Using Uncalibrated Instruments

Instruments that are out of calibration can produce readings that are off by several percent. This can mean the difference between a passing and failing test. Ensure all instruments have current calibration certificates and perform a field check against a known standard before starting the test.

Misinterpreting Pressure Differential Readings

A pressure differential reading that is too high can be just as problematic as one that is too low. Over-pressurization can make doors difficult to open, creating a hazard for building occupants. Always compare your readings to the specified range in the test protocol, not just a single target number.

When to Call a Senior Technician or Inspector

Some situations are beyond the scope of a standard field test and require escalation. Knowing when to call for backup is a sign of professionalism and protects both the technician and the building owner.

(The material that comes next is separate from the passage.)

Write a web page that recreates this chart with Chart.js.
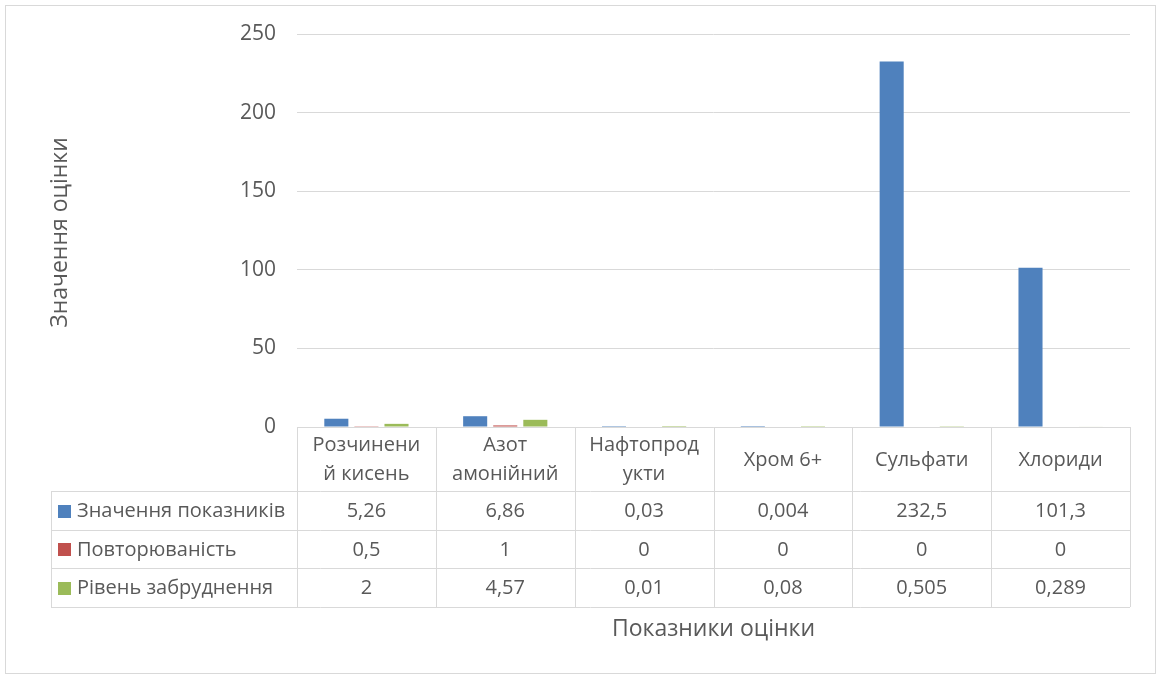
<!DOCTYPE html>
<html>
<head>
<meta charset="utf-8">
<script src="https://cdn.jsdelivr.net/npm/chart.js@4.4.1/dist/chart.umd.min.js"></script>
<style>
html,body{margin:0;padding:0;background:#fff;}
#wrap{position:absolute;left:0;top:0;width:1160px;height:677px;}
#frame{position:absolute;left:5px;top:5px;width:1151px;height:669px;border:1px solid #d9d9d9;box-sizing:border-box;}
canvas{position:absolute;left:0;top:0;}
</style>
</head>
<body>
<div id="wrap">
<div id="frame"></div>
<canvas id="c" width="1160" height="677"></canvas>
</div>
<script>
const categories = [["Розчинени","й кисень"],["Азот","амонійний"],["Нафтопрод","укти"],["Хром 6+"],["Сульфати"],["Хлориди"]];
const seriesNames = ["Значення показників","Повторюваність","Рівень забруднення"];
const valuesMain = [5.26, 6.86, 0.03, 0.004, 232.5, 101.3];
const valuesRepeat = [0.5, 1, 0, 0, 0, 0];
const valuesPollution = [2, 4.57, 0.01, 0.08, 0.505, 0.289];
const tableLabels = [
  ["5,26","6,86","0,03","0,004","232,5","101,3"],
  ["0,5","1","0","0","0","0"],
  ["2","4,57","0,01","0,08","0,505","0,289"]
];
const yTicks = [0,50,100,150,200,250];
const yTitle = "Значення оцінки";
const xTitle = "Показники оцінки";

const colors = ["#4f81bd","#c0504d","#9bbb59"];
const FONT = "'Open Sans', 'Noto Sans', sans-serif";
const TXT = "#595959";
const GRID = "#d9d9d9";

const tablePlugin = {
  id: 'tablePlugin',
  afterDraw(chart){
    const ctx = chart.ctx;
    const ca = chart.chartArea;
    const n = categories.length;
    const cw = (ca.right - ca.left)/n;
    const top = ca.bottom;
    const rows = [491, 530, 568, 607];
    const tableLeft = 51;
    ctx.save();
    ctx.strokeStyle = GRID;
    ctx.lineWidth = 1;
    ctx.beginPath();
    ctx.moveTo(ca.left, top+0.5); ctx.lineTo(ca.right, top+0.5);
    rows.forEach(r=>{ ctx.moveTo(tableLeft, r+0.5); ctx.lineTo(ca.right, r+0.5); });
    for(let i=0;i<=n;i++){
      const xx = Math.round(ca.left + i*cw)+0.5;
      ctx.moveTo(xx, top); ctx.lineTo(xx, rows[3]);
    }
    ctx.moveTo(tableLeft+0.5, rows[0]); ctx.lineTo(tableLeft+0.5, rows[3]);
    ctx.stroke();
    ctx.fillStyle = TXT;
    ctx.font = "20px " + FONT;
    ctx.textAlign = "center";
    ctx.textBaseline = "middle";
    categories.forEach((lines,i)=>{
      const cx = ca.left + (i+0.5)*cw;
      const mid = (top + rows[0])/2 + 1;
      const lh = 29;
      lines.forEach((t,j)=>{
        ctx.fillText(t, cx, mid + (j - (lines.length-1)/2)*lh);
      });
    });
    for(let r=0;r<3;r++){
      const cy = (rows[r]+rows[r+1])/2;
      ctx.textAlign = "center";
      tableLabels[r].forEach((t,i)=>{
        ctx.fillText(t, ca.left + (i+0.5)*cw, cy+1);
      });
      ctx.fillStyle = colors[r];
      ctx.fillRect(58, Math.round(cy-6), 13, 13);
      ctx.fillStyle = TXT;
      ctx.textAlign = "left";
      ctx.fillText(seriesNames[r], 77, cy+1);
    }
    ctx.font = "23px " + FONT;
    ctx.textAlign = "center";
    ctx.fillText(xTitle, (ca.left+ca.right)/2, 629);
    ctx.translate(60, (ca.top+ca.bottom)/2 + 2);
    ctx.rotate(-Math.PI/2);
    ctx.fillText(yTitle, 0, 0);
    ctx.restore();
  }
};

new Chart(document.getElementById('c'), {
  type: 'bar',
  data: {
    labels: categories,
    datasets: [
      {label: seriesNames[0], data: valuesMain, backgroundColor: colors[0]},
      {label: seriesNames[1], data: valuesRepeat, backgroundColor: colors[1]},
      {label: seriesNames[2], data: valuesPollution, backgroundColor: colors[2]}
    ]
  },
  options: {
    responsive: false,
    animation: false,
    devicePixelRatio: 1,
    layout: {padding: {left: 0, top: 34, right: 30, bottom: 250}},
    categoryPercentage: 0.65,
    barPercentage: 0.8,
    plugins: {legend: {display: false}, tooltip: {enabled: false}},
    scales: {
      x: {display: false},
      y: {
        min: 0, max: 250,
        afterFit(scale){ scale.width = 297; },
        afterBuildTicks(scale){ scale.ticks = yTicks.map(v=>({value:v})); },
        ticks: {color: TXT, font: {family: FONT, size: 21}, padding: 21},
        grid: {color: GRID, drawTicks: false, lineWidth: 1},
        border: {display: false}
      }
    }
  },
  plugins: [tablePlugin]
});
</script>
</body>
</html>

System Fails to Achieve Target Pressure

If after multiple adjustments the system cannot reach the target pressure differential within 20% of the specified value, call a senior technician or the system designer. This may indicate a design flaw, a blocked duct, a failed fan, or a significant air leakage path that was not accounted for in the design.

Unexpected Psychrometric Readings

If the digital psychrometric chart shows values that are physically impossible (e.g., relative humidity over 100%, or specific volume outside the expected range for the measured temperature), there is likely a sensor malfunction or a data entry error. A senior technician can help diagnose the issue and determine if the instruments need recalibration or replacement.

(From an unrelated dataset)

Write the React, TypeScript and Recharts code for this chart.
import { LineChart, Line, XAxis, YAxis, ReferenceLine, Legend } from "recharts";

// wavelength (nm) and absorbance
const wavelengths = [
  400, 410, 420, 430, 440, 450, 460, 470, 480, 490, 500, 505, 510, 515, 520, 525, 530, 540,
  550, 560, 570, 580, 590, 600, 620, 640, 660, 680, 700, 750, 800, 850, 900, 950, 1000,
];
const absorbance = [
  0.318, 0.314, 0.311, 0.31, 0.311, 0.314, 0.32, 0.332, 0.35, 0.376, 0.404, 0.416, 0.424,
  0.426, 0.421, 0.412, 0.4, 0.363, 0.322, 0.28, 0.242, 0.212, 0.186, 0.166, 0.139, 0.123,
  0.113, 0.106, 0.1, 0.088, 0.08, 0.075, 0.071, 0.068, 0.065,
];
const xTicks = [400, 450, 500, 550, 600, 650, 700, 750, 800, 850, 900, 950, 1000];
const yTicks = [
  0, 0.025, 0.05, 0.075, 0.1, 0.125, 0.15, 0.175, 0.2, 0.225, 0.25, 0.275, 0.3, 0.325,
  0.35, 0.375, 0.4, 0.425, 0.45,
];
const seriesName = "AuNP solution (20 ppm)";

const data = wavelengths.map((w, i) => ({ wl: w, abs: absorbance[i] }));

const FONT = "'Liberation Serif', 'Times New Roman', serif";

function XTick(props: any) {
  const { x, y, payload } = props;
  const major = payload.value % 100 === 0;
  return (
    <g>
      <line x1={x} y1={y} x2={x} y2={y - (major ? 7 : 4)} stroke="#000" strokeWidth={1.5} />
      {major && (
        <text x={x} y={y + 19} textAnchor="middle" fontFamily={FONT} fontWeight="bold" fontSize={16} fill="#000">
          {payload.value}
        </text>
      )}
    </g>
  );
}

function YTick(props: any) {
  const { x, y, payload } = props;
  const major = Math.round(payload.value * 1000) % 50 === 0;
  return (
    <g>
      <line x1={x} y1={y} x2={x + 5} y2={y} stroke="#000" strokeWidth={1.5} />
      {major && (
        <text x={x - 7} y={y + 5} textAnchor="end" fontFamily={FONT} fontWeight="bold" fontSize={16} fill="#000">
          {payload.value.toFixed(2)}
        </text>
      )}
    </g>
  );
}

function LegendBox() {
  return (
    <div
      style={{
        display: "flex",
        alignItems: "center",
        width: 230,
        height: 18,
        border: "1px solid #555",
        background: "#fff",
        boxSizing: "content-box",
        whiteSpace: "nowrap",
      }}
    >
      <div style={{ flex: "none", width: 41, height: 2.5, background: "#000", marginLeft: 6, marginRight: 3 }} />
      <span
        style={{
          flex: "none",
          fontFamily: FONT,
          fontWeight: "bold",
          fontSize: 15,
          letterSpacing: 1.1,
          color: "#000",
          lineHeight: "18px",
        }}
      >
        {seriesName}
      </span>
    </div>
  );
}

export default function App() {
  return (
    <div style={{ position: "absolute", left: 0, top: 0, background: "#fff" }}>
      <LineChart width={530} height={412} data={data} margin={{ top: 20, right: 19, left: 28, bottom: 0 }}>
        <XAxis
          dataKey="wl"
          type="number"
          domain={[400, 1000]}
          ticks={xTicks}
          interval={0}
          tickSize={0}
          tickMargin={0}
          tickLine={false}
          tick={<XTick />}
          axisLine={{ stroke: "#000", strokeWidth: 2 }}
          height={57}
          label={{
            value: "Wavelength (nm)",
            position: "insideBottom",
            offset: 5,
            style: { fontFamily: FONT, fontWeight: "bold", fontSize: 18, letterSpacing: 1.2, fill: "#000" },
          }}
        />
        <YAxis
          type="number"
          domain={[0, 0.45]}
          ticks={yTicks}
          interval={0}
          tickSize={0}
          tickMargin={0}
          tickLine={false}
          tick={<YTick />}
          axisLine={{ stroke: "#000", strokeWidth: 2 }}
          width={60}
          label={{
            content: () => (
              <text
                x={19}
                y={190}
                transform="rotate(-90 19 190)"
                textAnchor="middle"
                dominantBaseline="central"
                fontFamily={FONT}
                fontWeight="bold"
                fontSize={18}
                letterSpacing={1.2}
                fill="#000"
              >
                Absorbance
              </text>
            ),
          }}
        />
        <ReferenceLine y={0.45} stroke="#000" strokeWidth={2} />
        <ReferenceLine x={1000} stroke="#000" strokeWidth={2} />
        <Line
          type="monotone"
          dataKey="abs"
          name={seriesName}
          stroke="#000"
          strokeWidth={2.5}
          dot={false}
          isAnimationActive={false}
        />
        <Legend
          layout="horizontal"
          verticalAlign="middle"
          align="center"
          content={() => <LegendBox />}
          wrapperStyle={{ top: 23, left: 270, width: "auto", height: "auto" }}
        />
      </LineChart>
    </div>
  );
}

Smoke Control Panel Alarms or Faults

If the FACP or smoke control panel generates alarms or fault codes during the test, stop the procedure immediately and contact the fire alarm technician or the building's fire safety director. These alarms may indicate a genuine system malfunction that requires specialized knowledge to resolve.

Building Occupancy Concerns

If the test is being conducted in a building that is partially occupied, and occupants report discomfort, difficulty opening doors, or unusual noises, pause the test and consult with the facility manager. In some cases, the test may need to be rescheduled for a time when the building is unoccupied.

Practical Takeaway

Mastering the digital psychrometric chart setup for smoke control tests elevates your diagnostic capabilities beyond simple pressure readings. By understanding how temperature, humidity, and density interact, you can fine-tune system performance with precision. Always start with a solid baseline, allow the system to stabilize, and document every parameter. When the numbers don't add up or the system behaves unexpectedly, do not hesitate to call for support. A properly executed smoke control test is not just a checkbox—it is a critical safety verification that can save lives in a real fire event.